--- What you are asked to do ---
Your task is to output the listing word for word, with pictures excluded.

--- Information supplied ---
■ ■ ■ ■

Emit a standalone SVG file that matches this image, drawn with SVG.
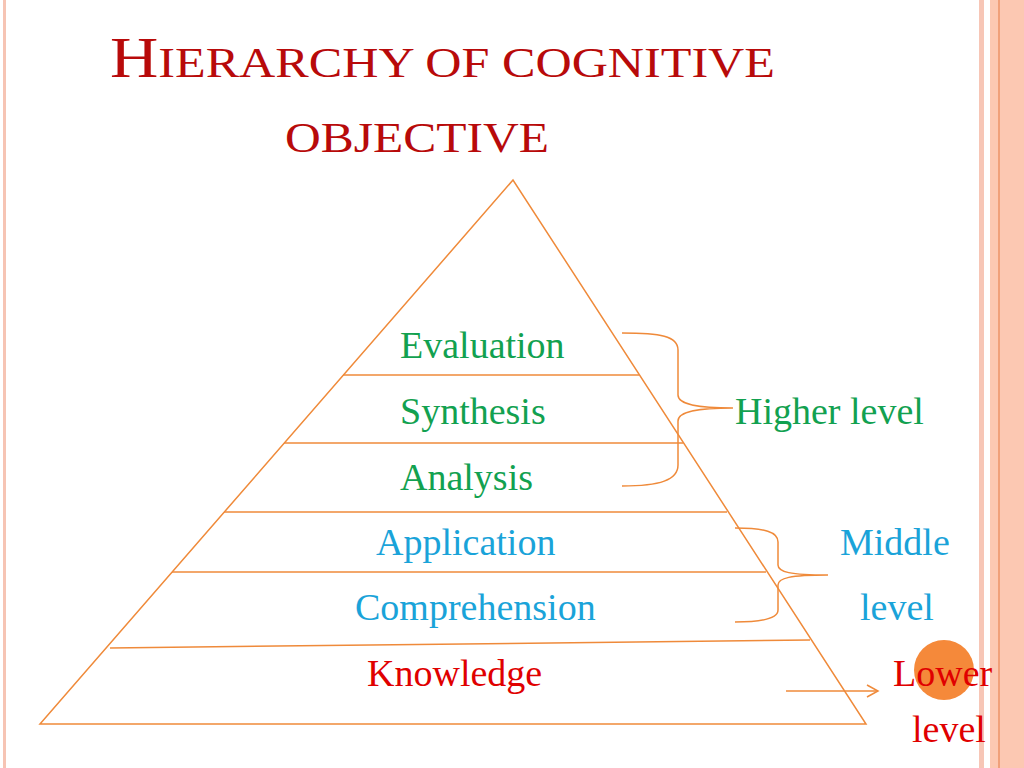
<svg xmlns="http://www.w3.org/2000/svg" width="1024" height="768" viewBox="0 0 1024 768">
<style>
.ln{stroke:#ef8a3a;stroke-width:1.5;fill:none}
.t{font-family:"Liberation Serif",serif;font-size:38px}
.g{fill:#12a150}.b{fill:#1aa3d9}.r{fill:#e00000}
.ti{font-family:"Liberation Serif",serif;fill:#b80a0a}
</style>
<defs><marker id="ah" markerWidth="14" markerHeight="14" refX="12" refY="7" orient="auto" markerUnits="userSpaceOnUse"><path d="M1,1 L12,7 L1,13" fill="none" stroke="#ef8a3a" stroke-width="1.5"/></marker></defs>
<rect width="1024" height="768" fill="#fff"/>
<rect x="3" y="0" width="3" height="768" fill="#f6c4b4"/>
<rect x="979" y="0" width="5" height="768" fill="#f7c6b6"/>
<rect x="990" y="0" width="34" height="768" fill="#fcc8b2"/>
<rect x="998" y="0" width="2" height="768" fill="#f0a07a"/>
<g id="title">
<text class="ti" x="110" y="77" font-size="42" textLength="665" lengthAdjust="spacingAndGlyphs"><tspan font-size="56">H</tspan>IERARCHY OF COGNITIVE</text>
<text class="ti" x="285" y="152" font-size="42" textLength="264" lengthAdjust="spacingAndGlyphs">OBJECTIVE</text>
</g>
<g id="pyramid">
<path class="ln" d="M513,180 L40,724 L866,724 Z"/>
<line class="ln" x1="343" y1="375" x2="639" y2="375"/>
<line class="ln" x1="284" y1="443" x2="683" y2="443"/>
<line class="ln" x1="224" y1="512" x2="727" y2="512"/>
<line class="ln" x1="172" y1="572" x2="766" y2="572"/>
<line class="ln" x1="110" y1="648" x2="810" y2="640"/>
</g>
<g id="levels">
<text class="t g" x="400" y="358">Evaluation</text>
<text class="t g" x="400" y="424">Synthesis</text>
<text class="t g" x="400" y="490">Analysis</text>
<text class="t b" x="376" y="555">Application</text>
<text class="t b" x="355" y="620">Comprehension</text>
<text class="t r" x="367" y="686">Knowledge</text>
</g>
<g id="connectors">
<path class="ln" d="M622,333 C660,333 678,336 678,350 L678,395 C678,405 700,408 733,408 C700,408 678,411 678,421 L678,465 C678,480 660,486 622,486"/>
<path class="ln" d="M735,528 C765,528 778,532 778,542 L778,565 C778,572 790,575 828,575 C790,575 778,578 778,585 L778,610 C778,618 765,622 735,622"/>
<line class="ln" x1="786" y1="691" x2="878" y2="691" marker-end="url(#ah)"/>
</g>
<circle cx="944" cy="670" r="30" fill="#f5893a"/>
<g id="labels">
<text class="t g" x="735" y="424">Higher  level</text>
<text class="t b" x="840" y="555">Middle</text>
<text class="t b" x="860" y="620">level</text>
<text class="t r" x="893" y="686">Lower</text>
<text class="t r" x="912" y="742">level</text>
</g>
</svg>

■ ■ ■ ■

--- Solution for this exercise ---
Emit a standalone SVG file that matches this image, drawn with SVG.
<svg xmlns="http://www.w3.org/2000/svg" width="1024" height="768" viewBox="0 0 1024 768">
<style>
.ln{stroke:#ef8a3a;stroke-width:1.5;fill:none}
.t{font-family:"Liberation Serif",serif;font-size:38px}
.g{fill:#12a150}.b{fill:#1aa3d9}.r{fill:#e00000}
.ti{font-family:"Liberation Serif",serif;fill:#b80a0a}
</style>
<defs><marker id="ah" markerWidth="14" markerHeight="14" refX="12" refY="7" orient="auto" markerUnits="userSpaceOnUse"><path d="M1,1 L12,7 L1,13" fill="none" stroke="#ef8a3a" stroke-width="1.5"/></marker></defs>
<rect width="1024" height="768" fill="#fff"/>
<rect x="3" y="0" width="3" height="768" fill="#f6c4b4"/>
<rect x="979" y="0" width="5" height="768" fill="#f7c6b6"/>
<rect x="990" y="0" width="34" height="768" fill="#fcc8b2"/>
<rect x="998" y="0" width="2" height="768" fill="#f0a07a"/>
<g id="title">
<text class="ti" x="110" y="77" font-size="42" textLength="665" lengthAdjust="spacingAndGlyphs"><tspan font-size="56">H</tspan>IERARCHY OF COGNITIVE</text>
<text class="ti" x="285" y="152" font-size="42" textLength="264" lengthAdjust="spacingAndGlyphs">OBJECTIVE</text>
</g>
<g id="pyramid">
<path class="ln" d="M513,180 L40,724 L866,724 Z"/>
<line class="ln" x1="343" y1="375" x2="639" y2="375"/>
<line class="ln" x1="284" y1="443" x2="683" y2="443"/>
<line class="ln" x1="224" y1="512" x2="727" y2="512"/>
<line class="ln" x1="172" y1="572" x2="766" y2="572"/>
<line class="ln" x1="110" y1="648" x2="810" y2="640"/>
</g>
<g id="levels">
<text class="t g" x="400" y="358">Evaluation</text>
<text class="t g" x="400" y="424">Synthesis</text>
<text class="t g" x="400" y="490">Analysis</text>
<text class="t b" x="376" y="555">Application</text>
<text class="t b" x="355" y="620">Comprehension</text>
<text class="t r" x="367" y="686">Knowledge</text>
</g>
<g id="connectors">
<path class="ln" d="M622,333 C660,333 678,336 678,350 L678,395 C678,405 700,408 733,408 C700,408 678,411 678,421 L678,465 C678,480 660,486 622,486"/>
<path class="ln" d="M735,528 C765,528 778,532 778,542 L778,565 C778,572 790,575 828,575 C790,575 778,578 778,585 L778,610 C778,618 765,622 735,622"/>
<line class="ln" x1="786" y1="691" x2="878" y2="691" marker-end="url(#ah)"/>
</g>
<circle cx="944" cy="670" r="30" fill="#f5893a"/>
<g id="labels">
<text class="t g" x="735" y="424">Higher  level</text>
<text class="t b" x="840" y="555">Middle</text>
<text class="t b" x="860" y="620">level</text>
<text class="t r" x="893" y="686">Lower</text>
<text class="t r" x="912" y="742">level</text>
</g>
</svg>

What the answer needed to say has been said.